▶ _To be done_: Using the data below, gather each line that includes the word "this".

▶ _Task data_:
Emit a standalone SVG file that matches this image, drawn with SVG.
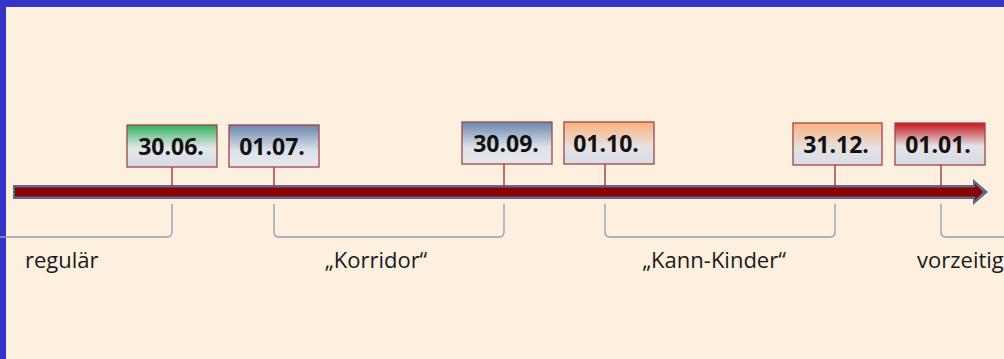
<svg xmlns="http://www.w3.org/2000/svg" width="1004" height="359" viewBox="0 0 1004 359">
  <defs>
    <linearGradient id="gGreen" x1="0" y1="0" x2="0" y2="1">
      <stop offset="0" stop-color="#2fb35a"/>
      <stop offset="0.55" stop-color="#e4e6ea"/>
      <stop offset="1" stop-color="#d6dae2"/>
    </linearGradient>
    <linearGradient id="gBlue" x1="0" y1="0" x2="0" y2="1">
      <stop offset="0" stop-color="#6a86ad"/>
      <stop offset="0.6" stop-color="#dde1e8"/>
      <stop offset="1" stop-color="#e6e8ec"/>
    </linearGradient>
    <linearGradient id="gOrange" x1="0" y1="0" x2="0" y2="1">
      <stop offset="0" stop-color="#fbb27a"/>
      <stop offset="0.6" stop-color="#e4e2e4"/>
      <stop offset="1" stop-color="#d8dce4"/>
    </linearGradient>
    <linearGradient id="gRed" x1="0" y1="0" x2="0" y2="1">
      <stop offset="0" stop-color="#c4161c"/>
      <stop offset="0.55" stop-color="#e4e4e8"/>
      <stop offset="1" stop-color="#d6dae2"/>
    </linearGradient>
    <style>
      .box { stroke: #a3434a; stroke-width: 1.3; }
      .date { font-family: "Open Sans", "Liberation Sans", Arial, sans-serif; font-weight: bold; font-size: 23px; fill: #111111; text-anchor: middle; }
      .tick { stroke: #a3343c; stroke-width: 1.4; fill: none; }
      .brace { stroke: #8d9db5; stroke-width: 1.3; fill: none; }
      .lbl { font-family: "Open Sans", "Liberation Sans", Arial, sans-serif; font-size: 22px; fill: #1a1a1a; }
    </style>
  </defs>

  <rect x="0" y="0" width="1004" height="359" fill="#fdf0df"/>
  <rect x="0" y="0" width="1004" height="7" fill="#3434c8"/>
  <rect x="0" y="0" width="6" height="359" fill="#3434c8"/>

  <g id="timeline">
    <path d="M13,185 L973,185 L973,179 L988,192 L973,205 L973,199 L13,199 Z" fill="#5b6b88"/>
    <path d="M15,187.5 L975,187.5 L975,184 L983,192 L975,200 L975,196.5 L15,196.5 Z" fill="#8b0000"/>
  </g>

  <g id="connectors">
    <line class="tick" x1="172" y1="167" x2="172" y2="187"/>
    <line class="tick" x1="274" y1="167" x2="274" y2="187"/>
    <line class="tick" x1="504" y1="164" x2="504" y2="187"/>
    <line class="tick" x1="605" y1="164" x2="605" y2="187"/>
    <line class="tick" x1="835" y1="165" x2="835" y2="187"/>
    <line class="tick" x1="941" y1="165" x2="941" y2="187"/>
    <path class="brace" d="M172,204 L172,232 Q172,237 167,237 L0,237"/>
    <path class="brace" d="M274,204 L274,232 Q274,237 279,237 L499,237 Q504,237 504,232 L504,204"/>
    <path class="brace" d="M605,204 L605,232 Q605,237 610,237 L830,237 Q835,237 835,232 L835,204"/>
    <path class="brace" d="M941,204 L941,232 Q941,237 946,237 L1004,237"/>
  </g>

  <g id="n3006">
    <rect class="box" x="127" y="125" width="90" height="42" fill="url(#gGreen)"/>
    <text class="date" x="171" y="155">30.06.</text>
  </g>
  <g id="n0107">
    <rect class="box" x="229" y="125" width="90" height="42" fill="url(#gBlue)"/>
    <text class="date" x="272" y="155">01.07.</text>
  </g>
  <g id="n3009">
    <rect class="box" x="462" y="122" width="90" height="42" fill="url(#gBlue)"/>
    <text class="date" x="506" y="152">30.09.</text>
  </g>
  <g id="n0110">
    <rect class="box" x="564" y="122" width="90" height="42" fill="url(#gOrange)"/>
    <text class="date" x="606" y="152">01.10.</text>
  </g>
  <g id="n3112">
    <rect class="box" x="793" y="123" width="89" height="42" fill="url(#gOrange)"/>
    <text class="date" x="836" y="153">31.12.</text>
  </g>
  <g id="n0101">
    <rect class="box" x="895" y="123" width="90" height="42" fill="url(#gRed)"/>
    <text class="date" x="938" y="153">01.01.</text>
  </g>

  <g id="labels">
    <text class="lbl" x="25" y="268">regulär</text>
    <text class="lbl" x="376" y="268" text-anchor="middle">„Korridor“</text>
    <text class="lbl" x="714" y="268" text-anchor="middle">„Kann-Kinder“</text>
    <text class="lbl" x="917" y="268">vorzeitig</text>
  </g>
</svg>
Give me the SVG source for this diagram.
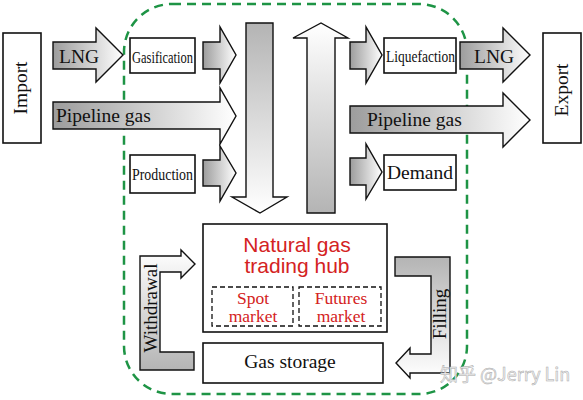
<svg xmlns="http://www.w3.org/2000/svg" width="583" height="400" viewBox="0 0 583 400">
<style>
.box{fill:#fff;stroke:#111;stroke-width:1.6}
.arr{stroke:#111;stroke-width:1.4;stroke-linejoin:miter}
.t{font-family:"Liberation Serif","Times New Roman",serif;fill:#111}
.red{fill:#d42222}
.dbox{fill:none;stroke:#111;stroke-width:1.3;stroke-dasharray:5 3}
</style>
<defs>
<linearGradient id="gh" x1="0" y1="0" x2="1" y2="0"><stop offset="0" stop-color="#9c9c9c"/><stop offset="1" stop-color="#fff"/></linearGradient>
<linearGradient id="gdown" x1="0" y1="0" x2="0" y2="1"><stop offset="0" stop-color="#b4b4b4"/><stop offset="1" stop-color="#fff"/></linearGradient>
<linearGradient id="gup" x1="0" y1="0" x2="0" y2="1"><stop offset="0" stop-color="#fff"/><stop offset="1" stop-color="#b4b4b4"/></linearGradient>
</defs>
<rect x="124" y="4" width="343" height="390" rx="48" ry="48" fill="none" stroke="#1e9445" stroke-width="2.5" stroke-dasharray="9 6"/>
<g id="connectors">
<path class="arr" fill="url(#gh)" d="M53,42 H96 V28 L123,55 L96,82 V69 H53 Z"/>
<path class="arr" fill="url(#gh)" d="M53,102 H220 V88 L236,116 L220,144 V129 H53 Z"/>
<path class="arr" fill="url(#gh)" d="M203,42 H220 V27 L236,55 L220,83 V69 H203 Z"/>
<path class="arr" fill="url(#gh)" d="M203,160 H220 V146 L236,173 L220,201 V186 H203 Z"/>
<path class="arr" fill="url(#gdown)" d="M246,23 H273 V197 H287 L260,213 L232,197 H246 Z"/>
<path class="arr" fill="url(#gup)" d="M307,213 H335 V38 H348 L321,23 L293,38 H307 Z"/>
<path class="arr" fill="url(#gh)" d="M350,42 H366 V27 L382,55 L366,83 V69 H350 Z"/>
<path class="arr" fill="url(#gh)" d="M350,158 H366 V144 L382,172 L366,199 V185 H350 Z"/>
<path class="arr" fill="url(#gh)" d="M460,42 H503 V28 L530,55 L503,82 V69 H460 Z"/>
<path class="arr" fill="url(#gh)" d="M350,106 H503 V93 L530,120 L503,147 V133 H350 Z"/>
<path class="arr" fill="url(#gup)" d="M140,370 H194 V352 H160 V272 H181 V278 L195,264 L181,250 V256 H140 Z"/>
<path class="arr" fill="url(#gdown)" d="M395,257 H450 V373 H410 V378 L396,363 L410,348 V354 H431 V276 H395 Z"/>
<text class="t" x="59" y="63" font-size="19.5">LNG</text>
<text class="t" x="56" y="122" font-size="19.5">Pipeline gas</text>
<text class="t" x="474" y="63" font-size="19.5">LNG</text>
<text class="t" x="367" y="126" font-size="19.5">Pipeline gas</text>
<text class="t" transform="translate(157,308) rotate(-90)" text-anchor="middle" font-size="19">Withdrawal</text>
<text class="t" transform="translate(446,314) rotate(-90)" text-anchor="middle" font-size="19">Filling</text>
</g>
<g id="import"><rect class="box" x="3" y="33" width="38" height="110"/><text class="t" transform="translate(27,88) rotate(-90)" text-anchor="middle" font-size="19.5">Import</text></g>
<g id="export"><rect class="box" x="543" y="33" width="38" height="110"/><text class="t" transform="translate(568,90) rotate(-90)" text-anchor="middle" font-size="19.5">Export</text></g>
<g id="gasification"><rect class="box" x="130" y="38" width="65" height="35"/><text class="t" x="162.5" y="63" text-anchor="middle" font-size="17" textLength="61" lengthAdjust="spacingAndGlyphs">Gasification</text></g>
<g id="production"><rect class="box" x="130" y="155" width="65" height="38"/><text class="t" x="162.5" y="180" text-anchor="middle" font-size="17" textLength="61" lengthAdjust="spacingAndGlyphs">Production</text></g>
<g id="liquefaction"><rect class="box" x="384" y="38" width="72" height="35"/><text class="t" x="420.5" y="62" text-anchor="middle" font-size="17" textLength="69" lengthAdjust="spacingAndGlyphs">Liquefaction</text></g>
<g id="demand"><rect class="box" x="384" y="155" width="72" height="35"/><text class="t" x="420" y="179" text-anchor="middle" font-size="19.5">Demand</text></g>
<g id="hub"><rect class="box" x="203" y="224" width="184" height="108"/>
<text x="297" y="252" text-anchor="middle" font-family="Liberation Sans,Arial,sans-serif" font-size="21" class="red">Natural gas</text>
<text x="297" y="273" text-anchor="middle" font-family="Liberation Sans,Arial,sans-serif" font-size="21" class="red">trading hub</text></g>
<g id="spot"><rect class="dbox" x="212" y="287" width="81" height="39"/><text class="t red" x="253" y="303.5" text-anchor="middle" font-size="17.5">Spot</text><text class="t red" x="253" y="322" text-anchor="middle" font-size="17.5">market</text></g>
<g id="futures"><rect class="dbox" x="299" y="287" width="82" height="39"/><text class="t red" x="341" y="303.5" text-anchor="middle" font-size="17.5">Futures</text><text class="t red" x="341" y="322" text-anchor="middle" font-size="17.5">market</text></g>
<g id="storage"><rect class="box" x="203" y="343" width="180" height="40"/><text class="t" x="290" y="368" text-anchor="middle" font-size="19.5">Gas storage</text></g>
<text x="440" y="381" font-family="Noto Sans CJK SC,Liberation Sans,sans-serif" font-size="18" fill="#f2f2f2" stroke="#aaa" stroke-width="0.5">知乎 @Jerry Lin</text>
</svg>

▶ _Task result_:
Emit a standalone SVG file that matches this image, drawn with SVG.
Give me the SVG source for this diagram.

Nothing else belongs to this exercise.